After two decades and dozens of auction purchases, I’ve developed a few hard-and-fast rules. These are the small things that make a huge difference between a great buy and a total bust.

  • The 20-Photo Minimum Rule. If a listing has fewer than 20 clear, high-resolution photos showing every angle—including the undercarriage, engine bay, and detailed interior shots—I immediately move on. Scant photos almost always mean the seller is hiding something.
  • My Biggest Mistake Was Trusting “Minor.” Early in my career, I bought a truck with “minor hail damage” noted on the report. That “minor” damage cost over $4,000 to repair properly. Now, I treat any damage report, no matter how small, as a major red flag until proven otherwise by an in-person inspection.
  • Watch the Seller, Not Just the Car. On platforms with seller histories, study them. A seller with a long history of positive feedback and detailed, honest listings is worth their weight in gold. I’d rather pay 5% more for a car from a trusted seller than risk a “deal” from a seller with no track record.
  • Never Bid on the First Car You Like. It’s crucial to “watch” a few auctions before you ever place a bid. See what similar cars sell for. Get a feel for the rhythm of the bidding. This patience will give you the market knowledge you need to identify a true bargain.

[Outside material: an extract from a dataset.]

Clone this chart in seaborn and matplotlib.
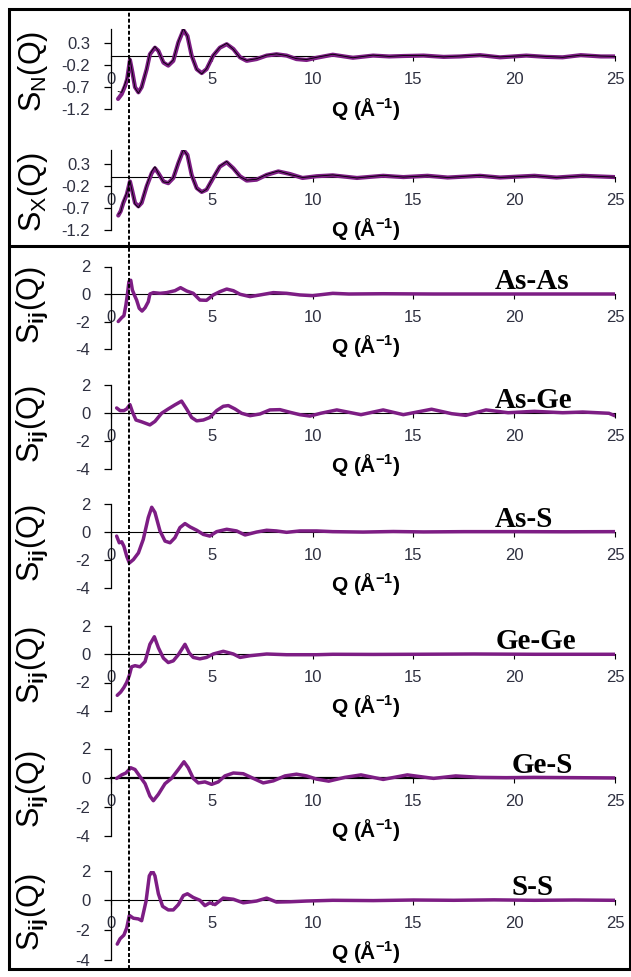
import matplotlib
matplotlib.use("Agg")
import matplotlib.pyplot as plt
import seaborn as sns
import pandas as pd
from matplotlib.lines import Line2D
from matplotlib.patches import Rectangle

# ---------------- data ----------------
q_sn = [0.35,0.53,0.70,0.80,0.94,1.06,1.19,1.36,1.52,1.77,1.93,2.18,2.35,2.60,2.84,3.09,3.34,3.59,3.79,4.00,
        4.25,4.50,4.74,5.07,5.40,5.74,6.07,6.40,6.73,7.22,7.72,8.21,8.71,9.20,9.70,10.2,11.0,12.0,13.0,13.8,
        14.5,15.5,16.5,17.3,18.3,19.3,20.6,21.6,22.4,23.3,24.3,25.0]
sn_model = [-0.97,-0.86,-0.67,-0.52,-0.08,-0.36,-0.70,-0.82,-0.70,-0.29,0.05,0.20,0.13,-0.14,-0.21,-0.10,0.32,0.60,0.47,0.02,
            -0.29,-0.38,-0.29,0.02,0.20,0.28,0.17,-0.02,-0.10,-0.06,0.02,0.05,0.02,-0.06,-0.08,-0.03,0.04,-0.03,0.02,0.00,
            0.01,0.02,-0.01,0.00,0.03,-0.02,0.02,-0.01,-0.02,0.03,0.00,0.00]
sn_exp = [-0.80,-0.82,-0.62,-0.48,-0.03,-0.38,-0.72,-0.84,-0.70,-0.27,0.07,0.23,0.12,-0.13,-0.20,-0.08,0.34,0.64,0.46,0.00,
          -0.30,-0.40,-0.28,0.03,0.21,0.30,0.16,-0.03,-0.09,-0.05,0.03,0.06,0.02,-0.05,-0.07,-0.02,0.05,-0.03,0.03,0.00,
          0.02,0.02,-0.01,0.01,0.03,-0.01,0.02,0.00,-0.02,0.03,0.01,0.00]

q_sx = [0.36,0.48,0.61,0.78,0.94,1.06,1.19,1.36,1.52,1.77,2.02,2.18,2.35,2.60,2.84,3.09,3.34,3.59,3.79,4.00,
        4.25,4.50,4.74,5.07,5.40,5.74,6.07,6.40,6.73,7.22,7.72,8.30,8.88,9.50,10.2,11.0,12.2,13.5,14.5,15.7,
        16.7,18.3,19.3,21.0,22.1,23.4,25.0]
sx_model = [-0.88,-0.78,-0.59,-0.40,-0.10,-0.33,-0.59,-0.67,-0.59,-0.21,0.09,0.20,0.09,-0.10,-0.14,-0.02,0.32,0.62,0.51,0.05,
            -0.25,-0.34,-0.29,-0.02,0.24,0.34,0.20,0.02,-0.08,-0.06,0.05,0.13,0.07,-0.02,0.02,0.04,-0.02,0.03,0.00,0.03,
            -0.01,0.03,-0.01,0.03,-0.01,0.03,0.00]
sx_exp = [-0.85,-0.80,-0.56,-0.36,-0.08,-0.35,-0.62,-0.70,-0.57,-0.18,0.13,0.24,0.08,-0.11,-0.13,-0.01,0.34,0.63,0.49,0.03,
          -0.27,-0.35,-0.28,0.00,0.25,0.36,0.19,0.01,-0.07,-0.05,0.06,0.14,0.06,-0.01,0.02,0.05,-0.02,0.04,0.00,0.03,
          -0.01,0.04,-0.01,0.03,-0.01,0.03,0.00]

q_asas = [0.36,0.53,0.64,0.74,0.81,0.89,0.98,1.06,1.16,1.27,1.40,1.54,1.69,1.85,1.93,2.10,2.43,2.76,3.17,3.45,
          3.75,4.08,4.41,4.74,5.07,5.40,5.74,6.07,6.40,6.90,7.39,8.05,8.71,9.37,10.0,11.0,11.8,13.5,16.0,19.0,22.0,25.0]
s_asas = [-2.00,-1.72,-1.58,-0.80,-0.07,0.90,1.00,0.29,-0.07,-0.44,-1.04,-1.24,-1.00,-0.56,0.00,0.10,0.05,0.10,0.24,0.46,
          0.22,0.05,-0.44,-0.46,-0.07,0.17,0.36,0.24,-0.02,-0.19,-0.07,0.10,0.05,-0.07,-0.12,0.05,0.00,0.02,0.00,0.00,0.00,0.00]

q_asge = [0.28,0.45,0.64,0.78,0.94,1.07,1.24,1.52,1.93,2.18,2.51,2.84,3.17,3.50,3.75,4.00,4.25,4.58,4.90,5.24,
          5.57,5.82,6.15,6.48,6.90,7.39,7.88,8.38,8.88,9.37,9.87,10.4,11.2,12.4,13.5,14.5,15.9,16.9,17.6,18.6,
          19.7,21.0,22.4,23.4,24.7,25.0]
s_asge = [0.36,0.17,0.17,0.29,0.60,0.05,-0.50,-0.63,-0.85,-0.60,-0.02,0.29,0.58,0.85,0.29,-0.32,-0.56,-0.50,-0.32,0.17,
          0.48,0.53,0.29,-0.02,-0.19,-0.07,0.22,0.24,0.05,-0.12,-0.22,-0.02,0.22,-0.12,0.22,-0.12,0.27,-0.05,-0.17,0.22,
          0.02,0.12,0.02,0.07,-0.02,-0.20]

q_ass = [0.28,0.41,0.53,0.64,0.78,0.91,1.11,1.36,1.60,1.85,2.02,2.18,2.43,2.68,2.93,3.17,3.42,3.67,3.92,4.25,
         4.58,4.90,5.24,5.74,6.23,6.65,7.22,7.72,8.21,8.71,9.37,10.2,11.0,12.5,14.0,15.5,17.5,20.0,22.5,25.0]
s_ass = [-0.27,-0.75,-0.68,-1.00,-1.72,-2.20,-1.96,-1.48,-0.51,1.07,1.80,1.43,0.10,-0.63,-0.75,-0.39,0.34,0.63,0.39,0.15,
         -0.15,-0.27,0.05,0.22,0.10,-0.19,0.02,0.15,0.10,0.00,0.10,0.10,0.05,0.02,0.06,0.03,0.05,0.05,0.04,0.05]

q_gege = [0.31,0.48,0.64,0.78,0.91,1.02,1.19,1.44,1.69,1.93,2.15,2.35,2.60,2.84,3.09,3.34,3.67,3.88,4.08,4.41,
          4.74,5.07,5.57,6.07,6.40,6.90,7.72,8.71,10.2,11.0,13.0,15.0,18.0,21.0,25.0]
s_gege = [-2.90,-2.67,-2.35,-1.99,-1.50,-0.90,-0.82,-0.90,-0.53,0.68,1.21,0.44,-0.29,-0.60,-0.48,-0.05,0.68,0.07,-0.24,-0.34,
          -0.24,0.00,0.19,0.00,-0.24,-0.12,0.00,-0.05,-0.05,-0.02,-0.03,-0.02,0.00,-0.02,-0.02]

q_ges = [0.28,0.53,0.74,0.98,1.19,1.44,1.69,1.93,2.10,2.35,2.68,3.00,3.34,3.62,3.83,4.08,4.33,4.66,4.99,5.32,
         5.65,6.07,6.56,7.06,7.55,8.05,8.63,9.20,9.70,10.2,10.8,11.6,12.4,13.5,14.7,16.0,17.1,18.3,19.6,21.0,23.0,25.0]
s_ges = [-0.05,0.19,0.32,0.68,0.56,0.07,-0.41,-1.26,-1.58,-1.14,-0.41,-0.05,0.56,1.09,0.68,-0.05,-0.36,-0.29,-0.46,-0.29,
         0.12,0.32,0.27,-0.05,-0.36,-0.22,0.12,0.24,0.12,-0.10,-0.24,0.02,0.19,-0.12,0.19,-0.05,0.12,0.02,0.00,0.02,0.00,-0.02]

q_ss = [0.31,0.45,0.64,0.78,0.91,1.11,1.36,1.52,1.74,1.90,2.05,2.18,2.35,2.56,2.84,3.09,3.34,3.59,3.79,4.08,
        4.41,4.66,4.90,5.16,5.57,6.07,6.56,7.22,7.72,8.21,8.88,9.70,11.0,13.0,15.0,17.0,19.0,21.0,23.0,25.0]
s_ss = [-2.96,-2.60,-2.35,-1.87,-1.02,-1.21,-1.26,-1.38,-0.05,1.65,2.00,1.65,0.44,-0.41,-0.65,-0.65,-0.29,0.32,0.44,0.19,
        0.00,-0.36,-0.17,-0.29,0.15,0.07,-0.17,-0.05,0.15,-0.12,-0.10,-0.05,0.00,-0.02,0.02,0.00,0.03,0.00,0.02,0.00]

pair_names = ["As-As", "As-Ge", "As-S", "Ge-Ge", "Ge-S", "S-S"]
pair_q = [q_asas, q_asge, q_ass, q_gege, q_ges, q_ss]
pair_s = [s_asas, s_asge, s_ass, s_gege, s_ges, s_ss]

top_yticks = [-1.2, -0.7, -0.2, 0.3]
top_yticklabels = ["-1.2", "-0.7", "-0.2", "0.3"]
pair_yticks = [-4, -2, 0, 2]
pair_yticklabels = ["-4", "-2", "0", "2"]
xticks = [0, 5, 10, 15, 20, 25]
q_marker = 0.9

# ---------------- style ----------------
sns.set_theme(style="white")
plt.rcParams["font.family"] = ["Liberation Sans", "DejaVu Sans"]
plt.rcParams["axes.unicode_minus"] = False
plt.rcParams["mathtext.fontset"] = "custom"
plt.rcParams["mathtext.rm"] = "Liberation Sans"
plt.rcParams["mathtext.bf"] = "Liberation Sans:bold"
plt.rcParams["mathtext.it"] = "Liberation Sans:italic"

PURPLE = "#7d1d84"
TICKC = "#2e3040"
W, H = 631, 977
fig = plt.figure(figsize=(W / 100, H / 100), dpi=100)


def make_axes(top, bottom):
    return fig.add_axes([111 / W, 1 - bottom / H, 504 / W, (bottom - top) / H])


def style(ax, ylim, yticks, ylabels):
    ax.set_xlim(0, 25)
    ax.set_ylim(*ylim)
    ax.patch.set_alpha(0)
    for s in ["top", "right"]:
        ax.spines[s].set_visible(False)
    ax.spines["bottom"].set_position(("data", 0))
    ax.spines["bottom"].set_color("black")
    ax.spines["bottom"].set_linewidth(0.8)
    ax.spines["left"].set_color("black")
    ax.spines["left"].set_linewidth(0.9)
    ax.set_xticks(xticks)
    ax.set_xticklabels([str(t) for t in xticks])
    ax.set_yticks(yticks)
    ax.set_yticklabels(ylabels)
    ax.tick_params(axis="y", left=True, direction="out", length=5, width=0.9,
                   pad=10, labelsize=12, labelcolor=TICKC, color="black")
    ax.tick_params(axis="x", bottom=True, direction="out", length=3.5, width=0.8,
                   pad=8, labelsize=12, labelcolor=TICKC, color="black")
    ax.set_xlabel("")
    ax.set_ylabel("")
    ax.annotate(r"Q (Å$^{\mathbf{-1}}$)", xy=(0.5, 0), xycoords=("axes fraction", "data"),
                xytext=(2, -37.5), textcoords="offset points", ha="center", va="center",
                fontsize=15, fontweight="bold", color="black")


def ylab(text, cx, cy):
    fig.text(cx / W, 1 - cy / H, text, rotation=90, ha="center", va="center",
             fontsize=22, color="black")


# top panels
top_layout = [(29.3, 109.0), (150.0, 229.5)]
top_data = [(q_sn, sn_model, sn_exp, r"S$_{\mathregular{N}}$(Q)"),
            (q_sx, sx_model, sx_exp, r"S$_{\mathregular{X}}$(Q)")]
axes = []
for (t, b), (q, mod, exp, lab) in zip(top_layout, top_data):
    ax = make_axes(t, b)
    df = pd.DataFrame({"Q": q, "model": mod, "exp": exp})
    sns.lineplot(data=df, x="Q", y="model", ax=ax, color=PURPLE, linewidth=3.0,
                 estimator=None, sort=False, zorder=3)
    sns.lineplot(data=df, x="Q", y="exp", ax=ax, color="black", linewidth=0.6,
                 estimator=None, sort=False, zorder=4)
    style(ax, (-1.2, 0.62), top_yticks, top_yticklabels)
    ylab(lab, 33, (t + b) / 2 + 2)
    axes.append(ax)

pair_layout = [(266.5, 349.0), (385.0, 469.0), (504.5, 588.0),
               (625.5, 711.0), (748.5, 836.0), (870.7, 959.5)]
label_q = [19.05, 19.05, 19.05, 19.1, 19.85, 19.85]
for (t, b), name, q, s, lq in zip(pair_layout, pair_names, pair_q, pair_s, label_q):
    ax = make_axes(t, b)
    df = pd.DataFrame({"Q": q, "S": s})
    sns.lineplot(data=df, x="Q", y="S", ax=ax, color=PURPLE, linewidth=2.5,
                 estimator=None, sort=False, zorder=3)
    style(ax, (-4, 2), pair_yticks, pair_yticklabels)
    if name == "Ge-S":
        ax.spines["bottom"].set_linewidth(1.6)
    ax.annotate(name, xy=(lq, 0), xycoords="data", xytext=(0, 3.5), textcoords="offset points",
                ha="left", va="baseline", fontsize=21, fontweight="bold",
                family=["Liberation Serif", "DejaVu Serif"], color="black")
    ylab(r"S$_{\mathbf{ij}}$(Q)", 32, (t + b) / 2 - 3)
    axes.append(ax)

# frame, separator, dashed marker line
fig.add_artist(Rectangle((9 / W, 1 - 968.5 / H), 620.5 / W, 960 / H, transform=fig.transFigure,
                         fill=False, lw=2.2, ec="black", zorder=10))
fig.add_artist(Line2D([9 / W, 629.5 / W], [1 - 245.5 / H] * 2, transform=fig.transFigure,
                      lw=2.2, color="black", zorder=10))
xd_px = axes[0].transData.transform((q_marker, 0))[0]
xd = fig.transFigure.inverted().transform((xd_px, 0))[0]
fig.add_artist(Line2D([xd, xd], [1 - 968.5 / H, 1 - 8.5 / H], transform=fig.transFigure,
                      lw=1.4, color="black", linestyle=(0, (2.0, 1.1)), zorder=9))

fig.savefig("out.png", dpi=100, facecolor="white")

Frequently Asked Questions

What’s the difference between a salvage and rebuilt title?

A salvage title is issued when a vehicle is deemed a total loss by an insurer (due to an accident, flood, etc.). It cannot be legally driven. A rebuilt title is issued after a salvage vehicle has been repaired and passed a state inspection, making it legal to drive again. Rebuilt vehicles carry a higher risk and have a lower resale value.

How much are online car auction fees?

Fees can add 10% to 25% to your winning bid. Expect a buyer’s premium (a percentage of the sale price), documentation fees ($50-$200+), internet bidding fees, and sometimes storage or loading fees. Always read the auction’s specific fee structure before you bid.

Can you get a refund if the car is not as described?

Generally, no. Almost all online auction sales are “as-is, where-is.” This means all sales are final. The only exception might be a clear case of fraud (e.g., the VIN doesn’t match the title), but this is very rare. This is why pre-purchase research and inspections are absolutely critical.

Is it safe to buy a car from an online auction?

It can be, but only if you are diligent. Safety comes from doing your homework: running a VHR, getting a third-party inspection, and setting a firm budget. If you cut corners on research, you dramatically increase your risk of a bad outcome.